No doubt it was nice and all to hear Blackhawks captain Jonathan Toews single out the Ducks as Chicago’s toughest opponent on its way to the 2015 Stanley Cup, but that did nothing to change the situation that faced Anaheim GM Bob Murray when the summer began. His team may have dominated the Western Conference during the regular season, but the Ducks weren’t good enough to get the job done when it mattered. Their playoff failure meant that Murray had a busy few months ahead of him.
Murray let forwards Matt Beleskey and Tomas Fleischmann walk, and dealt away Kyle Palmieri and Emerson Etem. He toughened up Anaheim’s back end with a trade for Kevin Bieksa and added some speed and finishing ability to his top six forwards by acquiring Carl Hagelin. Murray also signed Shawn Horcoff for veteran leadership and took a flyer on jumbo winger Chris Stewart.
On Monday, Murray likely finished his retooling of the Ducks when he signed 29-year-old free-agent forward Mike Santorelli. All told, his has been a dramatic but carefully considered approach to the task at hand. And it just might be enough to earn Murray a third consecutive nomination for GM of the Year.
But will it be enough to bring Anaheim the Stanley Cup?
Despite his efforts, Murray hasn’t necessarily plugged all the holes in his team. The most obvious question that remains to be answered is, Who will fill the No.1 role on the blue line? Hampus Lindholm’s play during the postseason hinted that he’ll be a cornerstone someday, but it’s probably too much to expect the 21-year-old to handle that role this season.

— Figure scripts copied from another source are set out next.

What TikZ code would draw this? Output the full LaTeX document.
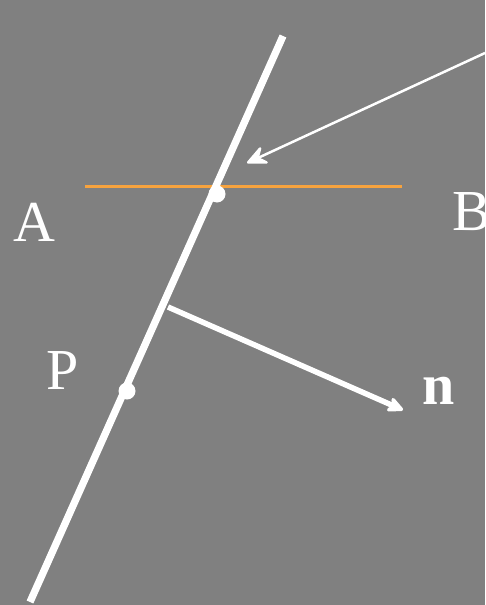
\documentclass[tikz,border=0pt]{standalone}
\usepackage{fontspec}
\setmainfont{Liberation Serif}
\usetikzlibrary{arrows.meta}
\definecolor{bggray}{RGB}{128,128,128}
\definecolor{orangeline}{RGB}{247,163,62}
\tikzset{
  lbl/.style={text=white,font=\fontsize{58}{60}\selectfont,anchor=base west,inner sep=0pt},
  dotnode/.style={circle,fill=white,minimum size=17pt,inner sep=0pt},
  mainline/.style={white,line width=7.3pt},
  normalarrow/.style={white,line width=5.5pt,-{Stealth[length=20pt,width=19pt,inset=6pt,round]}},
  pointer/.style={white,line width=2.5pt,-{Stealth[length=24pt,width=22pt,inset=9pt,round]}},
  abline/.style={orangeline,line width=2.5pt}
}
\begin{document}
\begin{tikzpicture}[x=1pt,y=-1pt]
\fill[bggray] (0,0) rectangle (485,605);
\useasboundingbox (0,0) rectangle (485,605);
\coordinate (top) at (283,36);
\coordinate (bot) at (30,602);
\coordinate (oa) at (85,186.5);
\coordinate (ob) at (402,186.5);
\coordinate (ps) at (485,53);
\coordinate (pe) at (247,163);
\coordinate (ns) at (168,307);
\coordinate (ne) at (403,410);
\draw[abline] (oa) -- (ob);
\draw[mainline] (bot) -- (top);
\node[dotnode] (x) at (217,194) {};
\node[dotnode] (p) at (127,391) {};
\draw[pointer] (ps) -- (pe);
\draw[normalarrow] (ns) -- (ne);
\node[lbl] (la) at (13,241) {A};
\node[lbl] (lb) at (452,230) {B};
\node[lbl] (lp) at (46,389) {P};
\node[lbl,font=\fontsize{58}{60}\selectfont\bfseries] (ln) at (422,404) {n};
\end{tikzpicture}
\end{document}
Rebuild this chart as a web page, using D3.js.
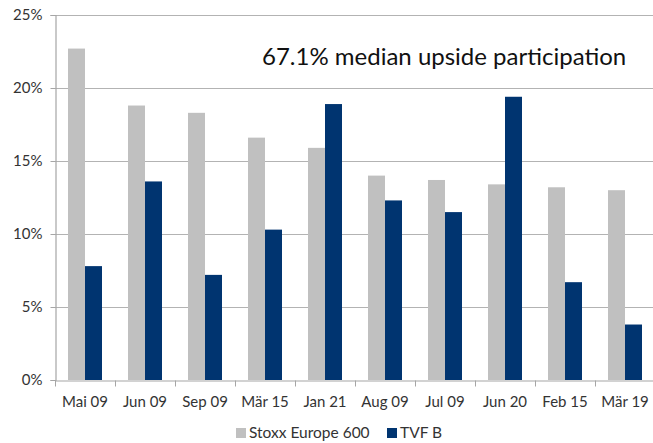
<!DOCTYPE html>
<html><head><meta charset="utf-8">
<script src="https://cdn.jsdelivr.net/npm/d3@7"></script>
<style>
html,body{margin:0;padding:0;background:#fff;}
svg{display:block;font-family:Lato,"Open Sans",sans-serif;}
</style></head>
<body>
<script>
const categories = ["Mai 09","Jun 09","Sep 09","Mär 15","Jan 21","Aug 09","Jul 09","Jun 20","Feb 15","Mär 19"];
const seriesNames = ["Stoxx Europe 600","TVF B"];
const stoxx = [22.7,18.8,18.3,16.6,15.9,14.0,13.7,13.4,13.2,13.0];
const tvf = [7.8,13.6,7.2,10.3,18.9,12.3,11.5,19.4,6.7,3.8];
const yTicks = [0,5,10,15,20,25];
const yTickLabels = ["0%","5%","10%","15%","20%","25%"];
const title = "67.1% median upside participation";
const colors = ["#c0c0c0","#003470"];

const W=653,H=443;
const svg=d3.select("body").append("svg").attr("width",W).attr("height",H);
const L=55,R=655,T=15,B=380;
const x0=d3.scaleBand().domain(categories).range([L,R]).padding(0);
const x1=d3.scaleBand().domain(seriesNames).range([0,x0.bandwidth()]).paddingInner(0).paddingOuter(0.765);
const y=d3.scaleLinear().domain([0,25]).range([B,T]);

// gridlines
svg.append("g").selectAll("line").data(yTicks.filter(d=>d>0)).join("line")
  .attr("x1",L).attr("x2",W).attr("y1",d=>Math.round(y(d))+0.5).attr("y2",d=>Math.round(y(d))+0.5)
  .attr("stroke","#b3b3b3").attr("stroke-width",1.2);

// bars
const data=[stoxx,tvf];
const g=svg.append("g");
categories.forEach((c,i)=>{
  seriesNames.forEach((s,j)=>{
    const v=data[j][i];
    g.append("rect").attr("x",x0(c)+x1(s)).attr("y",y(v)).attr("width",x1.bandwidth()).attr("height",y(0)-y(v))
      .attr("fill",colors[j]);
  });
});

// y axis
const yAxis=d3.axisLeft(y).tickValues(yTicks).tickFormat((d,i)=>yTickLabels[i]).tickSize(5).tickPadding(8);
const ya=svg.append("g").attr("transform",`translate(${L+0.5},0)`).call(yAxis);
ya.select(".domain").attr("stroke","#a6a6a6").attr("stroke-width",1.2);
ya.selectAll(".tick line").attr("stroke","#a6a6a6");
ya.selectAll(".tick text").attr("font-size",15).attr("fill","#333").attr("font-family","Lato,sans-serif");

// x axis
const xa=svg.append("g").attr("transform",`translate(0,${B+0.5})`).call(d3.axisBottom(x0).tickSize(0).tickPadding(16));
xa.select(".domain").attr("stroke","#a6a6a6").attr("stroke-width",1.2);
xa.selectAll(".tick text").attr("font-size",15).attr("fill","#333").attr("font-family","Lato,sans-serif");
// category boundary ticks
xa.append("g").selectAll("line").data(categories).join("line")
  .attr("x1",d=>x0(d)+0.5).attr("x2",d=>x0(d)+0.5).attr("y1",0).attr("y2",6).attr("stroke","#a6a6a6");

// title
svg.append("text").attr("x",262).attr("y",65).attr("font-size",24).attr("fill","#111").text(title);

// legend
const leg=svg.append("g");
const legX=[236,387], legTextX=[249,400];
seriesNames.forEach((s,j)=>{
  leg.append("rect").attr("x",legX[j]).attr("y",428).attr("width",10).attr("height",10).attr("fill",colors[j]);
  leg.append("text").attr("x",legTextX[j]).attr("y",438).attr("font-size",15.5).attr("fill","#333").text(s);
});
</script>
</body></html>
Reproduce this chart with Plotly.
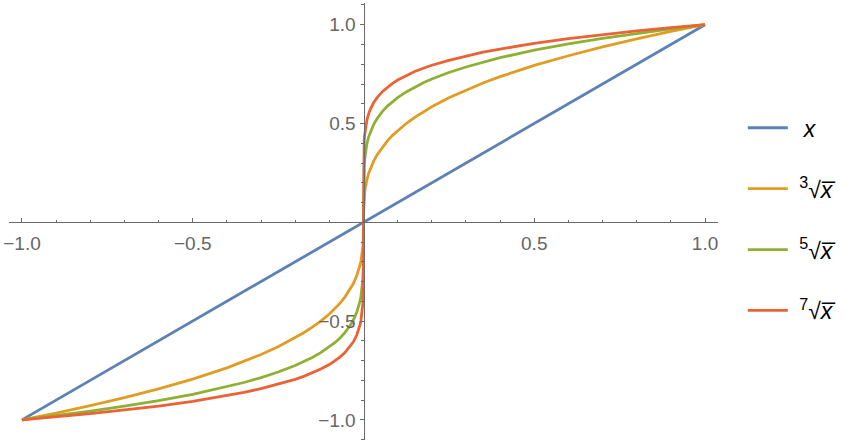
import plotly.graph_objects as go

# sample points (x from -1 to 1, denser near 0 where they turn vertical)
xs = [-1.0, -0.9, -0.8, -0.7, -0.6, -0.5, -0.4, -0.35, -0.3, -0.25, -0.2, -0.175, -0.15, -0.125,
      -0.1, -0.085, -0.07, -0.055, -0.04, -0.03, -0.02, -0.015, -0.01, -0.0075, -0.005, -0.003,
      -0.002, -0.001, -0.0005, -0.0001, -0.00002, 0.0,
      0.00002, 0.0001, 0.0005, 0.001, 0.002, 0.003, 0.005, 0.0075, 0.01, 0.015, 0.02, 0.03,
      0.04, 0.055, 0.07, 0.085, 0.1, 0.125, 0.15, 0.175, 0.2, 0.25, 0.3, 0.35, 0.4, 0.5, 0.6,
      0.7, 0.8, 0.9, 1.0]

root3 = [-1.0, -0.966, -0.928, -0.888, -0.843, -0.794, -0.737, -0.705, -0.669, -0.630, -0.585,
         -0.559, -0.531, -0.500, -0.464, -0.440, -0.412, -0.380, -0.342, -0.311, -0.271, -0.247,
         -0.215, -0.196, -0.171, -0.144, -0.126, -0.100, -0.079, -0.046, -0.027, 0.0,
         0.027, 0.046, 0.079, 0.100, 0.126, 0.144, 0.171, 0.196, 0.215, 0.247, 0.271, 0.311,
         0.342, 0.380, 0.412, 0.440, 0.464, 0.500, 0.531, 0.559, 0.585, 0.630, 0.669, 0.705,
         0.737, 0.794, 0.843, 0.888, 0.928, 0.966, 1.0]

root5 = [-1.0, -0.979, -0.956, -0.931, -0.903, -0.871, -0.833, -0.811, -0.786, -0.758, -0.725,
         -0.706, -0.684, -0.660, -0.631, -0.611, -0.588, -0.560, -0.525, -0.496, -0.457, -0.432,
         -0.398, -0.376, -0.347, -0.313, -0.288, -0.251, -0.219, -0.159, -0.115, 0.0,
         0.115, 0.159, 0.219, 0.251, 0.288, 0.313, 0.347, 0.376, 0.398, 0.432, 0.457, 0.496,
         0.525, 0.560, 0.588, 0.611, 0.631, 0.660, 0.684, 0.706, 0.725, 0.758, 0.786, 0.811,
         0.833, 0.871, 0.903, 0.931, 0.956, 0.979, 1.0]

root7 = [-1.0, -0.985, -0.969, -0.950, -0.930, -0.906, -0.877, -0.861, -0.842, -0.820, -0.795,
         -0.780, -0.763, -0.743, -0.720, -0.703, -0.684, -0.661, -0.631, -0.606, -0.572, -0.549,
         -0.518, -0.497, -0.469, -0.436, -0.412, -0.373, -0.338, -0.268, -0.213, 0.0,
         0.213, 0.268, 0.338, 0.373, 0.412, 0.436, 0.469, 0.497, 0.518, 0.549, 0.572, 0.606,
         0.631, 0.661, 0.684, 0.703, 0.720, 0.743, 0.763, 0.780, 0.795, 0.820, 0.842, 0.861,
         0.877, 0.906, 0.930, 0.950, 0.969, 0.985, 1.0]

x_line = [-1.0, 1.0]
y_line = [-1.0, 1.0]

names = ["<sup> </sup> <i>x</i>",
         " <sup>3</sup>√<i>x̅</i>",
         " <sup>5</sup>√<i>x̅</i>",
         " <sup>7</sup>√<i>x̅</i>"]
colors = ["#5E81B5", "#E19C24", "#8FB032", "#EB6235"]

tick_vals = [-1.0, -0.5, 0.5, 1.0]
tick_text = ["−1.0", "−0.5", "0.5", "1.0"]

fig = go.Figure()
series = [(x_line, y_line), (xs, root3), (xs, root5), (xs, root7)]
for i, (sx, sy) in enumerate(series):
    fig.add_trace(go.Scatter(x=sx, y=sy, mode="lines", name=names[i],
                             legendgroup=str(i),
                             line=dict(color=colors[i], width=2.8)))

axis_font = dict(family="Liberation Sans, Arial, sans-serif", size=19, color="#666666")
axis_col = "#6b6b6b"

fig.update_layout(
    width=862, height=446,
    margin=dict(l=6, r=144, t=3, b=6),
    plot_bgcolor="white", paper_bgcolor="white",
    xaxis=dict(range=[-1.038, 1.038], anchor="free", position=0.4982,
               showgrid=False, zeroline=False, showline=True, linecolor=axis_col, linewidth=1,
               tickmode="array", tickvals=tick_vals, ticktext=tick_text,
               ticks="inside", ticklen=4, tickcolor=axis_col, tickfont=axis_font,
               ticklabelstandoff=4, ticklabeloverflow="allow",
               minor=dict(tickmode="linear", tick0=0, dtick=0.1, ticks="inside",
                          ticklen=2.5, tickcolor=axis_col, showgrid=False)),
    yaxis=dict(range=[-1.102, 1.110], anchor="free", position=0.5,
               showgrid=False, zeroline=False, showline=True, linecolor=axis_col, linewidth=1,
               tickmode="array", tickvals=tick_vals, ticktext=tick_text,
               ticks="outside", ticklen=4, tickcolor=axis_col, tickfont=axis_font,
               ticklabeloverflow="allow",
               minor=dict(tickmode="linear", tick0=0, dtick=0.1, ticks="outside",
                          ticklen=2.5, tickcolor=axis_col, showgrid=False)),
    legend=dict(x=1.035, xanchor="left", y=0.505, yanchor="middle",
                font=dict(family="Liberation Sans, Arial, sans-serif", size=23, color="black"),
                itemwidth=40, tracegroupgap=28, bgcolor="rgba(0,0,0,0)"),
)

# drop the page's default 8px body margin so the figure sits at the window corner
fig.write_html("out.html", config={"displayModeBar": False},
               post_script="document.body.style.margin = '0px';")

And do they have a winger who can step in alongside Ryan Getzlaf and Corey Perry and contribute at a first-line level not just during the regular season, but also during the playoffs? Maybe that guy is Stewart, the talented but frustrating forward who wore out his welcome in Buffalo and did nothing after being acquired by the Wild at the deadline. Maybe it’s Hagelin, although he might be a more natural fit on the second line alongside Ryan Kesler. Or maybe a better option will become available later in the season. If it does, the Ducks will be ready. One of Murray’s real successes has been his mastery of the salary cap. According to General Fanager, he has left himself more than $7 million with which to play. Of course, Anaheim’s internal cap may be lower than the league’s $71.4 million, but clearly the GM has left himself some wiggle room to make adjustments on the fly.
In the meantime, Murray has done an admirable job of freshening the roster with solid role players like Santorelli, who inked a one-year deal at a chance-for-the-Cup discount price of $875,000. He’s one of those quiet additions whose value won’t truly be appreciated until later in the season. The veteran forward can play either wing or center—that versatility will come in handy with fourth line pivot Nate Thompson out until December—and can comfortably slide onto any of the bottom three lines. Santorelli is at his best at even strength (he was the highest scoring player on the Maple Leafs at five-on-five last season before being traded to the Predators), but can fill in on either special-teams unit as well. He has a terrific work ethic and should be a great fit on a team that prizes tenacity and effort.
Like the rest of Murray’s summer moves, Santorelli doesn’t necessarily answer the Ducks’ biggest questions. But for a team looking to add depth, speed and scoring he’s another nice piece who could help make them an even tougher opponent next spring.